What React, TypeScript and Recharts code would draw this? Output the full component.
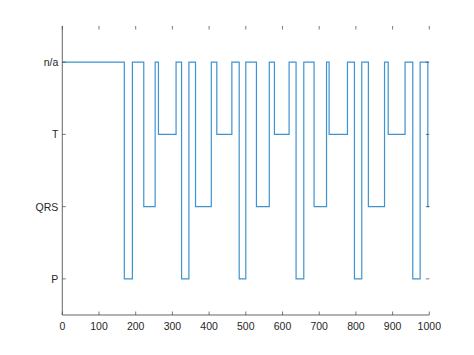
import React from 'react';
import { LineChart, Line, XAxis, YAxis } from 'recharts';

// start of each segment (sample index) and the label held from there on
const segmentStart = [0, 169, 191, 222, 253, 262, 310, 325, 345, 363, 406, 421, 462, 482, 500, 529, 564, 578, 618, 637, 658, 686, 720, 727, 777, 796, 816, 834, 878, 888, 934, 955, 975, 996, 1000];
const segmentLabel = ['n/a', 'P', 'n/a', 'QRS', 'n/a', 'T', 'n/a', 'P', 'n/a', 'QRS', 'n/a', 'T', 'n/a', 'P', 'n/a', 'QRS', 'n/a', 'T', 'n/a', 'P', 'n/a', 'QRS', 'n/a', 'T', 'n/a', 'P', 'n/a', 'QRS', 'n/a', 'T', 'n/a', 'P', 'n/a', 'QRS', 'QRS'];

const categories = ['P', 'QRS', 'T', 'n/a'];
const xTicks = [0, 100, 200, 300, 400, 500, 600, 700, 800, 900, 1000];
const yTicks = [1, 2, 3, 4];

const data = segmentStart.map((x, i) => ({ x, v: categories.indexOf(segmentLabel[i]) + 1 }));

const AXIS = '#404040';
const TXT = '#262626';
const FONT = 'Liberation Sans, Arial, sans-serif';
const TOP = 26;
const RIGHT = 429.3;

// ticks point inward on both sides of the box (matlab style)
const BottomTick = (p: any) => (
  <g>
    <line x1={p.x} y1={p.y} x2={p.x} y2={p.y - 3.5} stroke={AXIS} strokeWidth={0.7} />
    <line x1={p.x} y1={TOP} x2={p.x} y2={TOP + 3.5} stroke={AXIS} strokeWidth={0.7} />
    <text x={p.x} y={p.y + 15} textAnchor="middle" fontSize={10.5} fill={TXT} fontFamily={FONT}>{p.payload.value}</text>
  </g>
);
const LeftTick = (p: any) => (
  <g>
    <line x1={p.x} y1={p.y} x2={p.x + 3.5} y2={p.y} stroke={AXIS} strokeWidth={0.7} />
    <line x1={RIGHT} y1={p.y} x2={RIGHT - 3.5} y2={p.y} stroke={AXIS} strokeWidth={0.7} />
    <text x={p.x - 4} y={p.y + 4} textAnchor="end" fontSize={10.5} fill={TXT} fontFamily={FONT}>{categories[p.payload.value - 1]}</text>
  </g>
);

export default function App() {
  return (
    <div style={{ position: 'absolute', left: 0, top: 0, width: 474, height: 355, background: '#fff' }}>
      <LineChart width={474} height={355} data={data} margin={{ top: TOP, right: 474 - RIGHT, bottom: 10, left: 0 }}>
        <XAxis dataKey="x" type="number" domain={[0, 1000]} ticks={xTicks} height={30} tickSize={0} tickMargin={0}
          tickLine={false} axisLine={{ stroke: AXIS, strokeWidth: 0.8 }} tick={<BottomTick />} interval={0} />
        <XAxis xAxisId="top" dataKey="x" type="number" orientation="top" domain={[0, 1000]} height={0}
          tick={false} tickLine={false} axisLine={{ stroke: AXIS, strokeWidth: 0.8 }} />
        <YAxis type="number" domain={[0.5, 4.5]} ticks={yTicks} width={RIGHT - 367} tickSize={0} tickMargin={0}
          tickLine={false} axisLine={{ stroke: AXIS, strokeWidth: 0.8 }} tick={<LeftTick />} interval={0} />
        <YAxis yAxisId="right" type="number" orientation="right" domain={[0.5, 4.5]} width={0}
          tick={false} tickLine={false} axisLine={{ stroke: AXIS, strokeWidth: 0.8 }} />
        <Line type="stepAfter" dataKey="v" stroke="#3f93cf" strokeWidth={1.2} dot={false} isAnimationActive={false} />
      </LineChart>
    </div>
  );
}
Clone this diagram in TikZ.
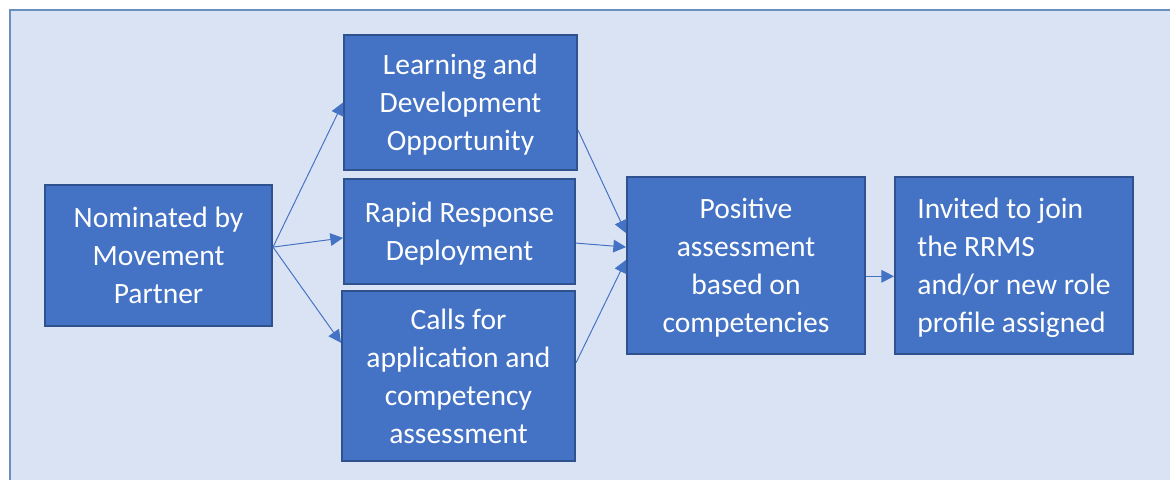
\documentclass[tikz,border=0pt]{standalone}
\usepackage{fontspec}
\setmainfont{Carlito}
\usetikzlibrary{arrows.meta}

\definecolor{boxblue}{HTML}{4472C4}
\definecolor{boxedge}{HTML}{2F528F}
\definecolor{panel}{HTML}{DAE3F3}
\definecolor{paneledge}{HTML}{6A8EBE}

\tikzset{
  stage/.style={draw=boxedge, fill=boxblue, line width=1.4pt, text=white,
    font=\fontsize{21}{27}\selectfont, align=center, inner sep=0pt,
    text depth=0pt},
  flow/.style={draw=boxblue, line width=0.7pt,
    -{Triangle[length=9pt, width=9pt]}}
}

\begin{document}
\begin{tikzpicture}
	\useasboundingbox (0, 0) rectangle (29.25, 11.975);
	
	%	Background panel
	\draw[fill=panel, draw=paneledge, line width=1.4pt] (0.25, 11.725) rectangle (29.6, -0.3);
	
	%	Stages
	\node[stage, minimum width=5.675cm, minimum height=3.525cm] (nom) at (3.9625, 5.5875) {Nominated by\\Movement\\Partner};
	\node[stage, minimum width=5.825cm, minimum height=3.375cm] (learn) at (11.5125, 9.4125) {Learning and\\Development\\Opportunity};
	\node[stage, minimum width=5.775cm, minimum height=2.625cm] (rapid) at (11.4875, 6.1875) {Rapid Response\\Deployment};
	\node[stage, minimum width=5.825cm, minimum height=4.25cm] (calls) at (11.4625, 2.575) {Calls for\\application and\\competency\\assessment};
	\node[stage, minimum width=5.95cm, minimum height=4.425cm] (pos) at (18.65, 5.3375) {Positive\\assessment\\based on\\competencies};
	\node[stage, align=left, minimum width=5.95cm, minimum height=4.425cm] (inv) at (25.35, 5.3375) {Invited to join\\the RRMS\\and/or new role\\profile assigned};
	
	%	Split point on the first stage
	\coordinate (fork) at ([yshift=0.21cm]nom.east);
	
	%	Arrows out of the nomination
	\draw[flow] (fork) -- (learn.west);
	\draw[flow] (fork) -- ([yshift=-0.16cm]rapid.west);
	\draw[flow] (fork) -- ([yshift=0.83cm]calls.west);
	
	%	Arrows into the assessment
	\draw[flow] ([yshift=-0.69cm]learn.east) -- ([yshift=0.81cm]pos.west);
	\draw[flow] ([yshift=-0.29cm]rapid.east) -- ([yshift=0.46cm]pos.west);
	\draw[flow] ([yshift=0.33cm]calls.east) -- ([yshift=0.14cm]pos.west);
	
	%	Last step
	\draw[flow] ([yshift=-0.27cm]pos.east) -- ([yshift=-0.27cm]inv.west);
\end{tikzpicture}
\end{document}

------

• Short problem: Start at the line that contains "Clone this diagram in TikZ.", stop at the line that contains "rectangle (29.6, -0.3);", and reproduce each line in that stretch exactly. Pictures are excluded.

• Final result:
Clone this diagram in TikZ.
\documentclass[tikz,border=0pt]{standalone}
\usepackage{fontspec}
\setmainfont{Carlito}
\usetikzlibrary{arrows.meta}

\definecolor{boxblue}{HTML}{4472C4}
\definecolor{boxedge}{HTML}{2F528F}
\definecolor{panel}{HTML}{DAE3F3}
\definecolor{paneledge}{HTML}{6A8EBE}

\tikzset{
  stage/.style={draw=boxedge, fill=boxblue, line width=1.4pt, text=white,
    font=\fontsize{21}{27}\selectfont, align=center, inner sep=0pt,
    text depth=0pt},
  flow/.style={draw=boxblue, line width=0.7pt,
    -{Triangle[length=9pt, width=9pt]}}
}

\begin{document}
\begin{tikzpicture}
	\useasboundingbox (0, 0) rectangle (29.25, 11.975);
	
	%	Background panel
	\draw[fill=panel, draw=paneledge, line width=1.4pt] (0.25, 11.725) rectangle (29.6, -0.3);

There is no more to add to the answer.